Question

Decide if the function is an exponential function. If it is, state the initial value and the base.
y = - 1.8 ⋅ 6x

Answer

**step1** Understanding the Problem

The problem asks two things:
1. Determine if the given function, `y = -1.8 ⋅ 6x`, is an exponential function.
2. If it is an exponential function, identify its initial value and its base.

**step2** Defining an Exponential Function

An exponential function has a general form of $$y = a \cdot b^x$$.
In this form:
* $$a$$ represents the initial value (the value of $$y$$ when $$x=0$$).
* $$b$$ represents the base of the exponential function. The base $$b$$ must be a positive number and not equal to 1 ($$b > 0$$ and $$b \ne 1$$).

**step3** Interpreting the Function's Notation

The given function is `y = -1.8 ⋅ 6x`. The notation `6x` can be ambiguous.
* If `6x` means $$6 \times x$$ (multiplication), then the function would be $$y = -1.8 \times 6 \times x = -10.8x$$. This is a linear function, not an exponential function.
* However, in the context of problems asking to identify exponential functions, it is a common convention for `6x` to implicitly mean $$6^x$$ (exponentiation), especially if the power is a variable. Given that the question specifically asks if it's an "exponential function," it is highly probable that $$6^x$$ is intended.
Therefore, we will interpret the function as $$y = -1.8 \cdot 6^x$$.

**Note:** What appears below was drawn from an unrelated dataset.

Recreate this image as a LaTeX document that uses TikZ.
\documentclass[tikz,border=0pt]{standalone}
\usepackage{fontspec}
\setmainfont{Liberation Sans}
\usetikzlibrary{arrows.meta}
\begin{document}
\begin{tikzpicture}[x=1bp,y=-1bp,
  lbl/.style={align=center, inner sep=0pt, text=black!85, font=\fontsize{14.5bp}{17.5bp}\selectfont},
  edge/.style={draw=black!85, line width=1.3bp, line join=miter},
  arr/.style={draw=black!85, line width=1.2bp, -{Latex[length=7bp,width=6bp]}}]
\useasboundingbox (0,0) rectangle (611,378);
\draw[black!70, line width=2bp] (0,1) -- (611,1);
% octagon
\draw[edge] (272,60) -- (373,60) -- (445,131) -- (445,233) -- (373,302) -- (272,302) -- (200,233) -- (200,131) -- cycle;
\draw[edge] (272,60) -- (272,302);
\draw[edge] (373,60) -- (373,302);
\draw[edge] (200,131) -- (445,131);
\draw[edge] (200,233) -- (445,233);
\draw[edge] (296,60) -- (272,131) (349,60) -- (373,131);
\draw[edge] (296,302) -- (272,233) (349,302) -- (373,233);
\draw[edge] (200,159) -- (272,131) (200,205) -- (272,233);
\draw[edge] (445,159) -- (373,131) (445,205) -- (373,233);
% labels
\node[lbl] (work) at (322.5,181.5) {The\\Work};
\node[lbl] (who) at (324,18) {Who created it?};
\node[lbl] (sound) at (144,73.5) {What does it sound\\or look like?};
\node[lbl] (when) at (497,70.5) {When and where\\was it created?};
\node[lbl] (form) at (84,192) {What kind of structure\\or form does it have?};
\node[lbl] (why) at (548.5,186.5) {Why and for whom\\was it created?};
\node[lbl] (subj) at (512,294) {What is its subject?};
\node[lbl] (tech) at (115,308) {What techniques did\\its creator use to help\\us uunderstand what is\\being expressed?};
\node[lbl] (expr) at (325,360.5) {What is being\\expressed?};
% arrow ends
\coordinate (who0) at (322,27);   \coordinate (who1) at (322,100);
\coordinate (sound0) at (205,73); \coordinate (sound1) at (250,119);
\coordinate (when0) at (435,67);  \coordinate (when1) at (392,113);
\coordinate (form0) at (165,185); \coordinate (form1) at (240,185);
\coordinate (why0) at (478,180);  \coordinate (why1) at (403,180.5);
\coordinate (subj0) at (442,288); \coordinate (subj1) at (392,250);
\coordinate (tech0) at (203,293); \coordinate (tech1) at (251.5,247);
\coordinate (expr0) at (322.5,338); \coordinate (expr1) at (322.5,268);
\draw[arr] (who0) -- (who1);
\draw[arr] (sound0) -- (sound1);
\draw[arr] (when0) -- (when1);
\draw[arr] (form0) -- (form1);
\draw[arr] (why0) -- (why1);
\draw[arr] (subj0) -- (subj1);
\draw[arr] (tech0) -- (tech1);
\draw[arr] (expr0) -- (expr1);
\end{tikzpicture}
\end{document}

**step4** Determining if it is an Exponential Function

Comparing our interpreted function $$y = -1.8 \cdot 6^x$$ with the general form of an exponential function $$y = a \cdot b^x$$:
We can see that $$a = -1.8$$ and $$b = 6$$.
The value of $$a$$ is a constant.
The value of $$b$$ (the base) is $$6$$. This base is positive ($$6 > 0$$) and not equal to 1 ($$6 \ne 1$$).
Since the function fits the form $$y = a \cdot b^x$$ with the correct conditions for $$a$$ and $$b$$, it is an exponential function.

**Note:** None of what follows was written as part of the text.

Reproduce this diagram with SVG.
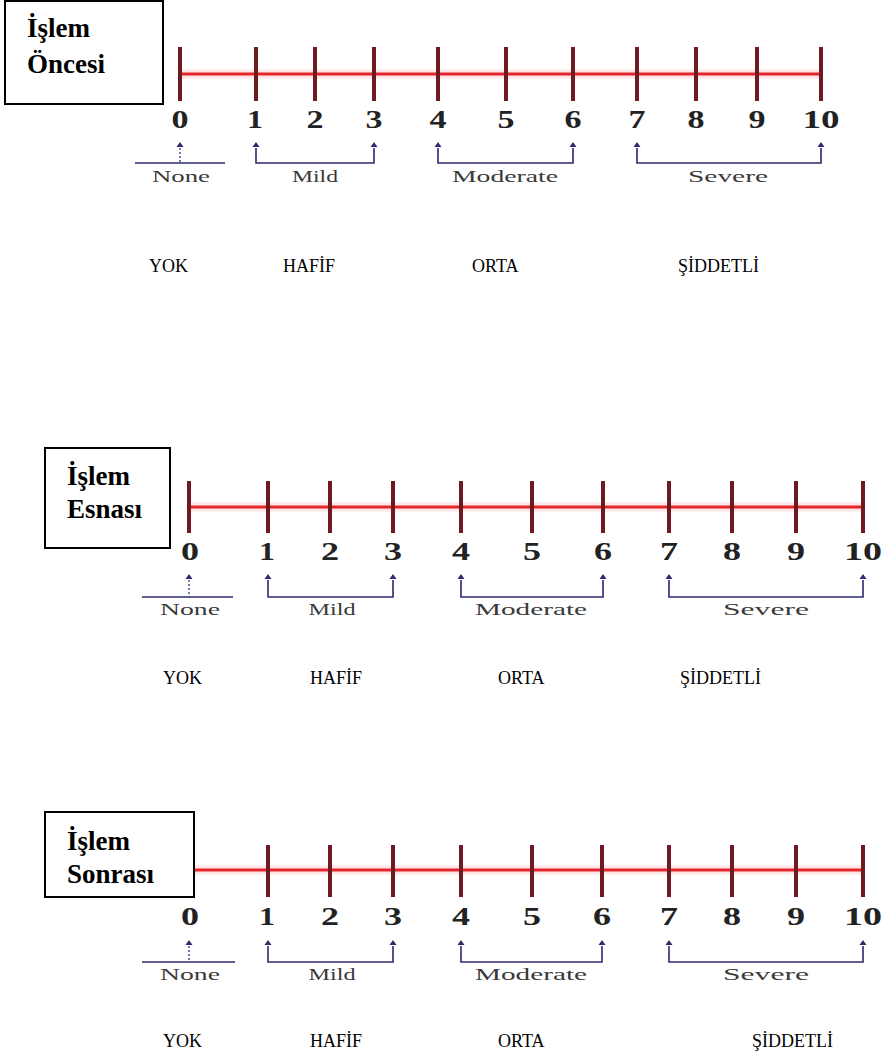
<svg xmlns="http://www.w3.org/2000/svg" width="893" height="1059" viewBox="0 0 893 1059">
<style>
.halo{stroke:#f6b8b8;stroke-width:9;stroke-opacity:0.35;fill:none}
.axis{stroke:#e3262b;stroke-width:3;fill:none}
.tick{stroke:#6e1a20;stroke-width:4;fill:none}
.num{font-family:"Liberation Serif",serif;font-weight:bold;font-size:26px;fill:#222;text-anchor:middle}
.brk{stroke:#2b2b72;stroke-width:1.6;fill:none}
.stem{stroke:#7a7ab0;stroke-width:2;stroke-dasharray:2 2;fill:none}
.tri{fill:#2b2b72}
.lbl{font-family:"Liberation Serif",serif;font-size:17px;fill:#3a3a3a;text-anchor:middle}
.tr{font-family:"Liberation Serif",serif;font-size:18px;fill:#000}
.box{fill:#fff;stroke:#000;stroke-width:2}
.title{font-family:"Liberation Serif",serif;font-weight:bold;font-size:27px;fill:#000}
</style>
<defs>
<path id="arr" class="tri" d="M0,0 L3.5,5 L-3.5,5 Z"/>
</defs>

<!-- Panel 1 -->
<g id="panel1">
  <g id="scale1">
    <line class="halo" x1="180" y1="74" x2="821" y2="74"/>
    <line class="axis" x1="180" y1="74" x2="821" y2="74"/>
    <g class="tick">
      <line x1="180" y1="47" x2="180" y2="101"/>
      <line x1="256" y1="47" x2="256" y2="101"/>
      <line x1="315" y1="47" x2="315" y2="101"/>
      <line x1="374" y1="47" x2="374" y2="101"/>
      <line x1="438" y1="47" x2="438" y2="101"/>
      <line x1="506" y1="47" x2="506" y2="101"/>
      <line x1="573" y1="47" x2="573" y2="101"/>
      <line x1="637" y1="47" x2="637" y2="101"/>
      <line x1="696" y1="47" x2="696" y2="101"/>
      <line x1="757" y1="47" x2="757" y2="101"/>
      <line x1="821" y1="47" x2="821" y2="101"/>
    </g>
    <g>
      <text class="num" x="180" y="128" textLength="17" lengthAdjust="spacingAndGlyphs">0</text>
      <text class="num" x="255" y="128" textLength="16" lengthAdjust="spacingAndGlyphs">1</text>
      <text class="num" x="315" y="128" textLength="17" lengthAdjust="spacingAndGlyphs">2</text>
      <text class="num" x="374" y="128" textLength="17" lengthAdjust="spacingAndGlyphs">3</text>
      <text class="num" x="438" y="128" textLength="17" lengthAdjust="spacingAndGlyphs">4</text>
      <text class="num" x="506" y="128" textLength="17" lengthAdjust="spacingAndGlyphs">5</text>
      <text class="num" x="573" y="128" textLength="17" lengthAdjust="spacingAndGlyphs">6</text>
      <text class="num" x="637" y="128" textLength="17" lengthAdjust="spacingAndGlyphs">7</text>
      <text class="num" x="696" y="128" textLength="17" lengthAdjust="spacingAndGlyphs">8</text>
      <text class="num" x="757" y="128" textLength="17" lengthAdjust="spacingAndGlyphs">9</text>
      <text class="num" x="821" y="128" textLength="37" lengthAdjust="spacingAndGlyphs">10</text>
    </g>
  </g>
  <g id="ranges1">
    <use href="#arr" x="180" y="142"/><line class="stem" x1="180" y1="148" x2="180" y2="163"/>
    <line class="brk" x1="135" y1="163" x2="225" y2="163"/>
    <use href="#arr" x="256" y="142"/><use href="#arr" x="374" y="142"/>
    <path class="brk" d="M256,148 V163 H374 V148"/>
    <use href="#arr" x="438" y="142"/><use href="#arr" x="573" y="142"/>
    <path class="brk" d="M438,148 V163 H573 V148"/>
    <use href="#arr" x="637" y="142"/><use href="#arr" x="821" y="142"/>
    <path class="brk" d="M637,148 V163 H821 V148"/>
    <text class="lbl" x="181" y="182" textLength="58" lengthAdjust="spacingAndGlyphs">None</text>
    <text class="lbl" x="315" y="182" textLength="46" lengthAdjust="spacingAndGlyphs">Mild</text>
    <text class="lbl" x="505" y="182" textLength="106" lengthAdjust="spacingAndGlyphs">Moderate</text>
    <text class="lbl" x="728" y="182" textLength="80" lengthAdjust="spacingAndGlyphs">Severe</text>
  </g>
  <g id="tr1">
    <text class="tr" x="149" y="272">YOK</text>
    <text class="tr" x="283" y="272">HAFİF</text>
    <text class="tr" x="472" y="272">ORTA</text>
    <text class="tr" x="678" y="272">ŞİDDETLİ</text>
  </g>
  <g id="box1">
    <rect class="box" x="5" y="1" width="158" height="103"/>
    <text class="title" x="27" y="37">İşlem</text>
    <text class="title" x="27" y="73">Öncesi</text>
  </g>
</g>

<!-- Panel 2 -->
<g id="panel2">
  <g id="scale2">
    <line class="halo" x1="189" y1="507" x2="863" y2="507"/>
    <line class="axis" x1="189" y1="507" x2="863" y2="507"/>
    <g class="tick">
      <line x1="189" y1="481" x2="189" y2="533"/>
      <line x1="268" y1="481" x2="268" y2="533"/>
      <line x1="330" y1="481" x2="330" y2="533"/>
      <line x1="393" y1="481" x2="393" y2="533"/>
      <line x1="461" y1="481" x2="461" y2="533"/>
      <line x1="532" y1="481" x2="532" y2="533"/>
      <line x1="603" y1="481" x2="603" y2="533"/>
      <line x1="669" y1="481" x2="669" y2="533"/>
      <line x1="732" y1="481" x2="732" y2="533"/>
      <line x1="796" y1="481" x2="796" y2="533"/>
      <line x1="863" y1="481" x2="863" y2="533"/>
    </g>
    <g>
      <text class="num" x="190" y="560" textLength="18" lengthAdjust="spacingAndGlyphs">0</text>
      <text class="num" x="267" y="560" textLength="16" lengthAdjust="spacingAndGlyphs">1</text>
      <text class="num" x="330" y="560" textLength="18" lengthAdjust="spacingAndGlyphs">2</text>
      <text class="num" x="393" y="560" textLength="18" lengthAdjust="spacingAndGlyphs">3</text>
      <text class="num" x="461" y="560" textLength="18" lengthAdjust="spacingAndGlyphs">4</text>
      <text class="num" x="532" y="560" textLength="18" lengthAdjust="spacingAndGlyphs">5</text>
      <text class="num" x="603" y="560" textLength="18" lengthAdjust="spacingAndGlyphs">6</text>
      <text class="num" x="669" y="560" textLength="18" lengthAdjust="spacingAndGlyphs">7</text>
      <text class="num" x="732" y="560" textLength="18" lengthAdjust="spacingAndGlyphs">8</text>
      <text class="num" x="796" y="560" textLength="18" lengthAdjust="spacingAndGlyphs">9</text>
      <text class="num" x="863" y="560" textLength="38" lengthAdjust="spacingAndGlyphs">10</text>
    </g>
  </g>
  <g id="ranges2">
    <use href="#arr" x="189" y="574"/><line class="stem" x1="189" y1="580" x2="189" y2="597"/>
    <line class="brk" x1="142" y1="597" x2="233" y2="597"/>
    <use href="#arr" x="268" y="574"/><use href="#arr" x="393" y="574"/>
    <path class="brk" d="M268,580 V597 H393 V580"/>
    <use href="#arr" x="461" y="574"/><use href="#arr" x="603" y="574"/>
    <path class="brk" d="M461,580 V597 H603 V580"/>
    <use href="#arr" x="669" y="574"/><use href="#arr" x="863" y="574"/>
    <path class="brk" d="M669,580 V597 H863 V580"/>
    <text class="lbl" x="190" y="615" textLength="60" lengthAdjust="spacingAndGlyphs">None</text>
    <text class="lbl" x="332" y="615" textLength="47" lengthAdjust="spacingAndGlyphs">Mild</text>
    <text class="lbl" x="531" y="615" textLength="112" lengthAdjust="spacingAndGlyphs">Moderate</text>
    <text class="lbl" x="766" y="615" textLength="86" lengthAdjust="spacingAndGlyphs">Severe</text>
  </g>
  <g id="tr2">
    <text class="tr" x="163" y="684">YOK</text>
    <text class="tr" x="310" y="684">HAFİF</text>
    <text class="tr" x="498" y="684">ORTA</text>
    <text class="tr" x="680" y="684">ŞİDDETLİ</text>
  </g>
  <g id="box2">
    <rect class="box" x="45" y="448" width="125" height="100"/>
    <text class="title" x="67" y="485">İşlem</text>
    <text class="title" x="67" y="518">Esnası</text>
  </g>
</g>

<!-- Panel 3 -->
<g id="panel3">
  <g id="scale3">
    <line class="halo" x1="189" y1="870" x2="863" y2="870"/>
    <line class="axis" x1="189" y1="870" x2="863" y2="870"/>
    <g class="tick">
      <line x1="189" y1="845" x2="189" y2="897"/>
      <line x1="268" y1="845" x2="268" y2="897"/>
      <line x1="330" y1="845" x2="330" y2="897"/>
      <line x1="393" y1="845" x2="393" y2="897"/>
      <line x1="461" y1="845" x2="461" y2="897"/>
      <line x1="532" y1="845" x2="532" y2="897"/>
      <line x1="602" y1="845" x2="602" y2="897"/>
      <line x1="669" y1="845" x2="669" y2="897"/>
      <line x1="732" y1="845" x2="732" y2="897"/>
      <line x1="796" y1="845" x2="796" y2="897"/>
      <line x1="863" y1="845" x2="863" y2="897"/>
    </g>
    <g>
      <text class="num" x="190" y="925" textLength="18" lengthAdjust="spacingAndGlyphs">0</text>
      <text class="num" x="267" y="925" textLength="16" lengthAdjust="spacingAndGlyphs">1</text>
      <text class="num" x="330" y="925" textLength="18" lengthAdjust="spacingAndGlyphs">2</text>
      <text class="num" x="393" y="925" textLength="18" lengthAdjust="spacingAndGlyphs">3</text>
      <text class="num" x="461" y="925" textLength="18" lengthAdjust="spacingAndGlyphs">4</text>
      <text class="num" x="532" y="925" textLength="18" lengthAdjust="spacingAndGlyphs">5</text>
      <text class="num" x="602" y="925" textLength="18" lengthAdjust="spacingAndGlyphs">6</text>
      <text class="num" x="669" y="925" textLength="18" lengthAdjust="spacingAndGlyphs">7</text>
      <text class="num" x="732" y="925" textLength="18" lengthAdjust="spacingAndGlyphs">8</text>
      <text class="num" x="796" y="925" textLength="18" lengthAdjust="spacingAndGlyphs">9</text>
      <text class="num" x="863" y="925" textLength="38" lengthAdjust="spacingAndGlyphs">10</text>
    </g>
  </g>
  <g id="ranges3">
    <use href="#arr" x="189" y="940"/><line class="stem" x1="189" y1="946" x2="189" y2="962"/>
    <line class="brk" x1="142" y1="962" x2="235" y2="962"/>
    <use href="#arr" x="268" y="940"/><use href="#arr" x="393" y="940"/>
    <path class="brk" d="M268,946 V962 H393 V946"/>
    <use href="#arr" x="461" y="940"/><use href="#arr" x="602" y="940"/>
    <path class="brk" d="M461,946 V962 H602 V946"/>
    <use href="#arr" x="669" y="940"/><use href="#arr" x="863" y="940"/>
    <path class="brk" d="M669,946 V962 H863 V946"/>
    <text class="lbl" x="190" y="980" textLength="60" lengthAdjust="spacingAndGlyphs">None</text>
    <text class="lbl" x="332" y="980" textLength="47" lengthAdjust="spacingAndGlyphs">Mild</text>
    <text class="lbl" x="531" y="980" textLength="112" lengthAdjust="spacingAndGlyphs">Moderate</text>
    <text class="lbl" x="766" y="980" textLength="86" lengthAdjust="spacingAndGlyphs">Severe</text>
  </g>
  <g id="tr3">
    <text class="tr" x="163" y="1047">YOK</text>
    <text class="tr" x="310" y="1047">HAFİF</text>
    <text class="tr" x="498" y="1047">ORTA</text>
    <text class="tr" x="752" y="1047">ŞİDDETLİ</text>
  </g>
  <g id="box3">
    <rect class="box" x="45" y="812" width="149" height="85"/>
    <text class="title" x="67" y="850">İşlem</text>
    <text class="title" x="67" y="883">Sonrası</text>
  </g>
</g>
</svg>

**step5** Identifying the Initial Value

The initial value of an exponential function is $$a$$. In the function $$y = -1.8 \cdot 6^x$$, the initial value is $$-1.8$$.
This is the value of $$y$$ when $$x = 0$$:
$$y = -1.8 \cdot 6^0$$
$$y = -1.8 \cdot 1$$
$$y = -1.8$$
So, the initial value is $$-1.8$$.

**step6** Identifying the Base

The base of an exponential function is $$b$$. In the function $$y = -1.8 \cdot 6^x$$, the base is $$6$$.